I am using a RB750 (Router OS 4.5) in one of our offices, which has some linux based machines provided by a 3rd party company attached to the router, using DHCP. Now after 2 or 3 weeks since this office is up an running, I am hearing of reports that the linux machines "lose their access to the internet", and the only way to resolve that is by releasing and renewing the lease (manually).
The company that provides the linux bases machines says, they experienced similar problems when using other "low budget" routers. They suspect that there is a problem with the DHCP server losing track of which IP has been assigned to other machines, causing an IP conflict - especially if all machines are turned on simultaneously via a central power-switch, and the several leases are obtained within a short time-span.
Is it possible that such a problem exists on the RB750? I am very happy with the device, and although it is low budget, my impression of it is very solid and professional. Searching the forum did not reveal any reports of other users with a similar problem, and I would have thought that a function such as DHCP should be rock solid.

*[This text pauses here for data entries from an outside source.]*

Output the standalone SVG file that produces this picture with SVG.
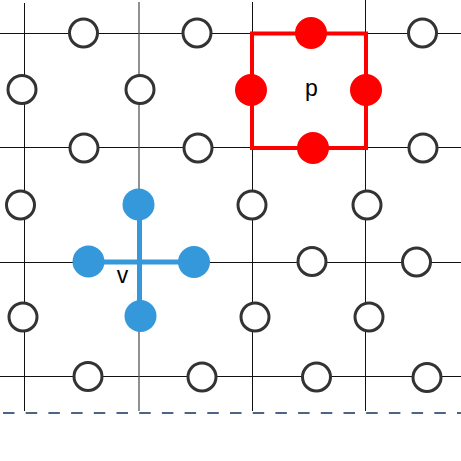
<svg xmlns="http://www.w3.org/2000/svg" width="461" height="461" viewBox="0 0 461 461">
<style>
.grid line{stroke:#111;stroke-width:1}
.q{fill:#fff;stroke:#333;stroke-width:3}
.r{fill:#f00}
.b{fill:#3498db}
.lbl{font-family:"Liberation Sans",Arial,sans-serif;font-size:23px;fill:#000;text-anchor:middle}
</style>
<rect width="461" height="461" fill="#fff"/>
<g id="connectors" class="grid">
<line x1="0" y1="33.5" x2="461" y2="33.5"/>
<line x1="0" y1="147.5" x2="461" y2="147.5"/>
<line x1="0" y1="262.5" x2="461" y2="262.5"/>
<line x1="0" y1="376.5" x2="461" y2="376.5"/>
<line x1="24.5" y1="3" x2="24.5" y2="411"/>
<line x1="139" y1="2" x2="139" y2="411" style="stroke:#555;stroke-width:1.3"/>
<line x1="252.5" y1="2" x2="252.5" y2="411"/>
<line x1="365.5" y1="0" x2="365.5" y2="411"/>
<line x1="3" y1="413" x2="461" y2="413" style="stroke:#4f6484;stroke-width:2;stroke-dasharray:11.5 11.2"/>
</g>
<g id="plaquette-p">
<rect x="252" y="33.5" width="114" height="114.5" fill="none" stroke="#f00" stroke-width="4"/>
<circle class="r" cx="311" cy="33" r="16"/>
<circle class="r" cx="251" cy="90" r="16"/>
<circle class="r" cx="366" cy="90" r="16"/>
<circle class="r" cx="313" cy="148" r="16"/>
<text class="lbl" x="311.5" y="96">p</text>
</g>
<g id="vertex-v">
<line x1="88" y1="262" x2="194" y2="262" stroke="#3498db" stroke-width="5"/>
<line x1="139.5" y1="205" x2="139.5" y2="316" stroke="#3498db" stroke-width="5"/>
<circle class="b" cx="138.5" cy="204.5" r="16"/>
<circle class="b" cx="88.5" cy="261.5" r="16"/>
<circle class="b" cx="194" cy="262" r="16"/>
<circle class="b" cx="140.5" cy="316" r="16"/>
<text class="lbl" x="122.5" y="283">v</text>
</g>
<g id="q1"><circle class="q" cx="83.5" cy="33" r="14"/></g>
<g id="q2"><circle class="q" cx="197" cy="33" r="14"/></g>
<g id="q3"><circle class="q" cx="422.5" cy="33" r="14"/></g>
<g id="q4"><circle class="q" cx="22" cy="89.5" r="14"/></g>
<g id="q5"><circle class="q" cx="140" cy="89.5" r="14"/></g>
<g id="q6"><circle class="q" cx="84" cy="148" r="14"/></g>
<g id="q7"><circle class="q" cx="198" cy="148" r="14"/></g>
<g id="q8"><circle class="q" cx="423" cy="148" r="14"/></g>
<g id="q9"><circle class="q" cx="20.5" cy="205" r="14"/></g>
<g id="q10"><circle class="q" cx="252" cy="205" r="14"/></g>
<g id="q11"><circle class="q" cx="367" cy="205" r="14"/></g>
<g id="q12"><circle class="q" cx="312" cy="261.5" r="14"/></g>
<g id="q13"><circle class="q" cx="416.5" cy="262" r="14"/></g>
<g id="q14"><circle class="q" cx="23" cy="317" r="14"/></g>
<g id="q15"><circle class="q" cx="255" cy="317" r="14"/></g>
<g id="q16"><circle class="q" cx="369" cy="317" r="14"/></g>
<g id="q17"><circle class="q" cx="88" cy="376.5" r="14"/></g>
<g id="q18"><circle class="q" cx="202" cy="377" r="14"/></g>
<g id="q19"><circle class="q" cx="316.5" cy="377" r="14"/></g>
<g id="q20"><circle class="q" cx="427" cy="377.5" r="14"/></g>
</svg>
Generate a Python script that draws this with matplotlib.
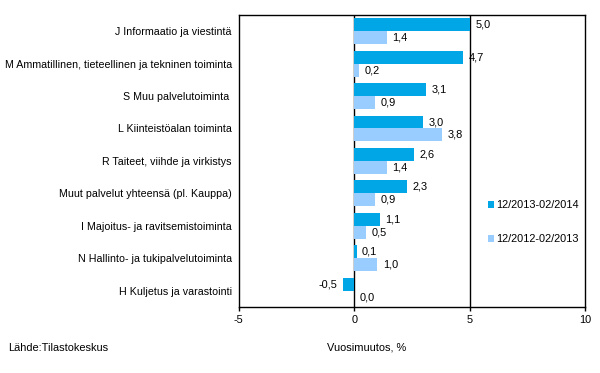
import numpy as np
import matplotlib
matplotlib.use("Agg")
from matplotlib import pyplot as plt

plt.rcParams['font.family'] = ['Liberation Sans', 'DejaVu Sans']

categories = ['J Informaatio ja viestintä',
              'M Ammatillinen, tieteellinen ja tekninen toiminta',
              'S Muu palvelutoiminta ',
              'L Kiinteistöalan toiminta',
              'R Taiteet, viihde ja virkistys',
              'Muut palvelut yhteensä (pl. Kauppa)',
              'I Majoitus- ja ravitsemistoiminta',
              'N Hallinto- ja tukipalvelutoiminta',
              'H Kuljetus ja varastointi']
recent = [5.0, 4.7, 3.1, 3.0, 2.6, 2.3, 1.1, 0.1, -0.5]
previous = [1.4, 0.2, 0.9, 3.8, 1.4, 0.9, 0.5, 1.0, 0.0]
series_names = ['12/2013-02/2014', '12/2012-02/2013']

dark = '#00A6E6'
light = '#99CCFF'
fs = 7.9

fig = plt.figure(figsize=(6, 3.73), dpi=100)
ax = fig.add_axes([0.398, 0.177, 0.577, 0.783])

y = np.arange(len(categories))
h = 0.4
b1 = ax.barh(y - h / 2, recent, height=h, color=dark, label=series_names[0], zorder=2)
b2 = ax.barh(y + h / 2, previous, height=h, color=light, label=series_names[1], zorder=2)

def fmt(v):
    return f'{v:.1f}'.replace('.', ',')

for bars, vals in [(b1, recent), (b2, previous)]:
    for bar, v in zip(bars, vals):
        yc = bar.get_y() + bar.get_height() / 2
        if v < 0:
            ax.annotate(fmt(v), (v, yc), xytext=(-4, 0), textcoords='offset points',
                        ha='right', va='center', fontsize=fs)
        else:
            ax.annotate(fmt(v), (v, yc), xytext=(4, 0), textcoords='offset points',
                        ha='left', va='center', fontsize=fs)

ax.set_xlim(-5, 10)
ax.set_ylim(len(categories) - 0.5, -0.5)
ax.set_xticks([-5, 0, 5, 10])
ax.set_xticklabels(['-5', '0', '5', '10'], fontsize=fs)
ax.set_yticks(y)
ax.set_yticklabels(categories, fontsize=7.7)
ax.tick_params(axis='y', length=0, pad=5)
ax.tick_params(axis='x', length=3, width=1, pad=3)
for x in [0, 5]:
    ax.axvline(x, color='black', lw=1, zorder=1)
for s in ax.spines.values():
    s.set_linewidth(1)

leg = ax.legend(loc='center left', bbox_to_anchor=(0.69, 0.29), frameon=False,
                fontsize=fs, handlelength=0.6, handleheight=0.6, handletextpad=0.2,
                labelspacing=2.2)

fig.text(327 / 600, 1 - 348 / 373, 'Vuosimuutos, %', fontsize=fs, ha='left', va='center')
fig.text(8 / 600, 1 - 348 / 373, 'Lähde:Tilastokeskus', fontsize=fs, ha='left', va='center')

fig.savefig('out.png', dpi=100)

Of course it is possible that there is a configuration problem, although I leave the default dhcp-configuration untouched, only add an IP-pool and configure the dhcp-server network - but both settings are trivial and benign. I did find the "authoritative" setting, which is currently at 2 sec. I figure I could set it to "yes", since the RB is the only dhcp server inside the network. Also I wonder if it makes sense to tick "add ARP for leases", although ARP entries are already added dynamically.
Any tips how I can test if there actually IS an IP conflict, and what might cause this?